Curvature sensing of curvature-inducing proteins with internal structure

TL;DR

This paper develops a theoretical framework to understand how proteins with asymmetric structures and internal deformations sense membrane curvature, revealing how symmetry and structural features influence their sensing behavior.

Contribution

It introduces a model for curvature sensing by asymmetric and structurally deformed proteins, extending previous symmetric protein models and analyzing their sensing transitions and orientations.

Findings

Mirror symmetric proteins exhibit similar sensing to single-rod proteins.

Asymmetry leads to continuous sensing transitions and metastable states.

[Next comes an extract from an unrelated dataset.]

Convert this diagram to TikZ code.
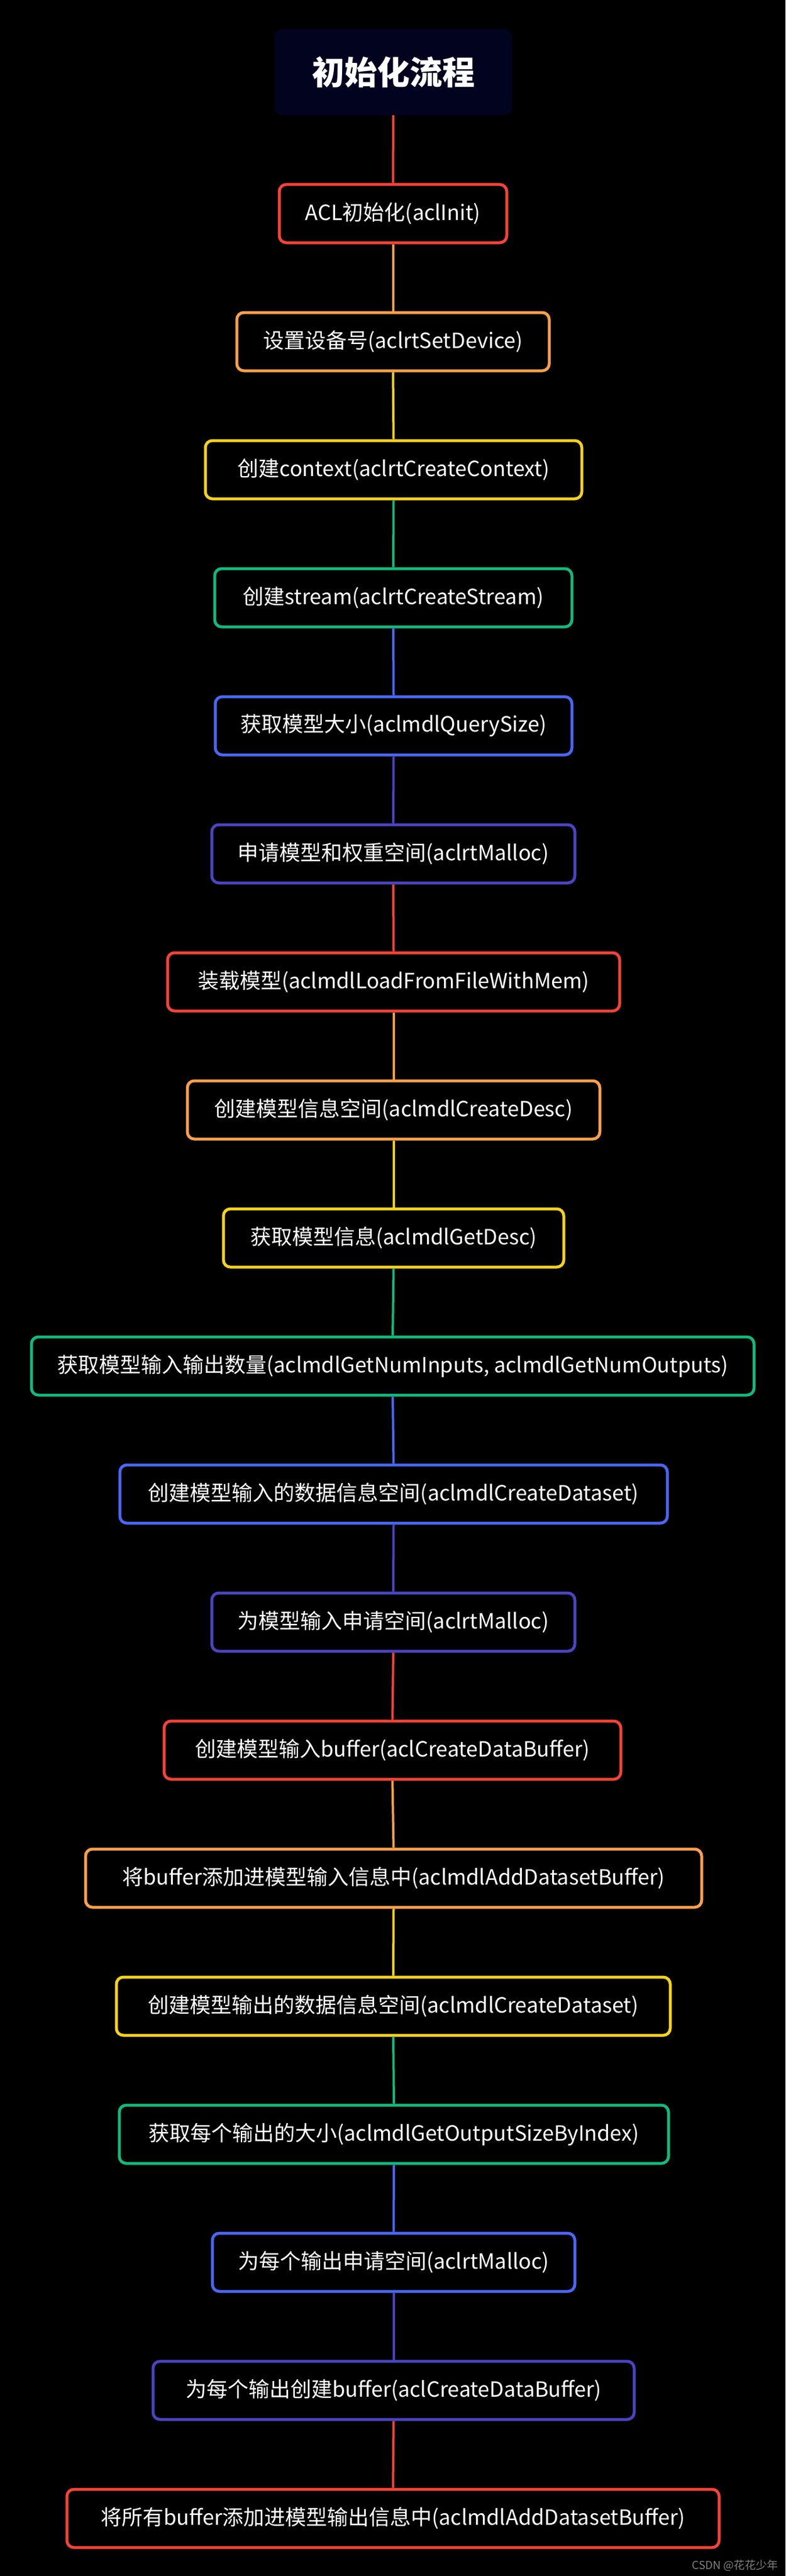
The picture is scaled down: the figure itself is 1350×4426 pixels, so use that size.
\documentclass[tikz,border=0pt]{standalone}
\usepackage{fontspec}
\setmainfont{Noto Sans CJK SC}
\definecolor{cR}{HTML}{F44336}
\definecolor{cO}{HTML}{F9A04B}
\definecolor{cY}{HTML}{F5D21C}
\definecolor{cG}{HTML}{12B97C}
\definecolor{cB}{HTML}{4A67F4}
\definecolor{cI}{HTML}{4B44C2}
\definecolor{ttl}{HTML}{02031F}
\begin{document}
\begin{tikzpicture}[x=1pt,y=-1pt,
 stepbox/.style={draw=#1,line width=5pt,rounded corners=12pt,text=white,font=\fontsize{36}{40}\selectfont,minimum height=100pt,inner sep=0pt},
 link/.style={draw=#1,line width=4pt}]
\fill[black] (0,0) rectangle (1350,4426);
\useasboundingbox (0,0) rectangle (1350,4426);
\node[fill=ttl,rounded corners=14pt,minimum width=408pt,minimum height=148pt,text=white,font=\fontsize{56}{60}\selectfont\bfseries] (t) at (676,124) {初始化流程};
\newcommand{\bx}[6]{\node[stepbox=#5,minimum width=#3-#2] (#1) at ({(#2+#3)/2},{367+220*#4}) {#6};}
\bx{b1}{480}{871}{0}{cR}{ACL初始化(aclInit)}
\bx{b2}{407}{944}{1}{cO}{设置设备号(aclrtSetDevice)}
\bx{b3}{353}{1000}{2}{cY}{创建context(aclrtCreateContext)}
\bx{b4}{369}{983}{3}{cG}{创建stream(aclrtCreateStream)}
\bx{b5}{370}{983}{4}{cB}{获取模型大小(aclmdlQuerySize)}
\bx{b6}{364}{988}{5}{cI}{申请模型和权重空间(aclrtMalloc)}
\bx{b7}{288}{1065}{6}{cR}{装载模型(aclmdlLoadFromFileWithMem)}
\bx{b8}{322}{1031}{7}{cO}{创建模型信息空间(aclmdlCreateDesc)}
\bx{b9}{384}{969}{8}{cY}{获取模型信息(aclmdlGetDesc)}
\bx{b10}{54}{1296}{9}{cG}{获取模型输入输出数量(aclmdlGetNumInputs, aclmdlGetNumOutputs)}
\bx{b11}{206}{1147}{10}{cB}{创建模型输入的数据信息空间(aclmdlCreateDataset)}
\bx{b12}{364}{988}{11}{cI}{为模型输入申请空间(aclrtMalloc)}
\bx{b13}{282}{1067}{12}{cR}{创建模型输入buffer(aclCreateDataBuffer)}
\bx{b14}{147}{1206}{13}{cO}{将buffer添加进模型输入信息中(aclmdlAddDatasetBuffer)}
\bx{b15}{200}{1152}{14}{cY}{创建模型输出的数据信息空间(aclmdlCreateDataset)}
\bx{b16}{205}{1149}{15}{cG}{获取每个输出的大小(aclmdlGetOutputSizeByIndex)}
\bx{b17}{365}{988}{16}{cB}{为每个输出申请空间(aclrtMalloc)}
\bx{b18}{263}{1090}{17}{cI}{为每个输出创建buffer(aclCreateDataBuffer)}
\bx{b19}{115}{1236}{18}{cR}{将所有buffer添加进模型输出信息中(aclmdlAddDatasetBuffer)}
\draw[link=cR] (t.south) -- (b1.north);
\foreach \a/\b/\c in {1/2/cO,2/3/cY,3/4/cG,4/5/cB,5/6/cI,6/7/cR,7/8/cO,8/9/cY,9/10/cG,10/11/cB,11/12/cI,12/13/cR,13/14/cO,14/15/cY,15/16/cG,16/17/cB,17/18/cI,18/19/cR}
  \draw[link=\c] (b\a.south) -- (b\b.north);
\node[anchor=south east,text=gray,font=\fontsize{19}{20}\selectfont,inner sep=0pt] (wm) at (1338,4418) {CSDN @花花少年};
\end{tikzpicture}
\end{document}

Structural deformations induce preferred orientations and enhance sensing.

Abstract

Many types of peripheral and transmembrane proteins can sense and generate membrane curvature. Laterally isotropic proteins and crescent proteins with twofold rotational symmetry, such as Bin/Amphiphysin/Rvs superfamily proteins, have been studied theoretically. However, proteins often have an asymmetric structure or a higher rotational symmetry. We theoretically studied the curvature sensing of proteins with asymmetric structures and structural deformations. First, we examined proteins consisting of two rod-like segments. When proteins have mirror symmetry, their sensing ability is similar to that of single-rod proteins; hence, with increasing protein density on a cylindrical membrane tube, a second- or first-order transition occurs at a middle or small tube radius, respectively. As asymmetry is introduced, this transition becomes a continuous change, and metastable states appear at high protein densities. Protein with threefold, fivefold, or higher rotational symmetry has laterally isotropic bending energy. However, when a structural deformation is allowed, the protein can have a preferred orientation and stronger curvature sensing.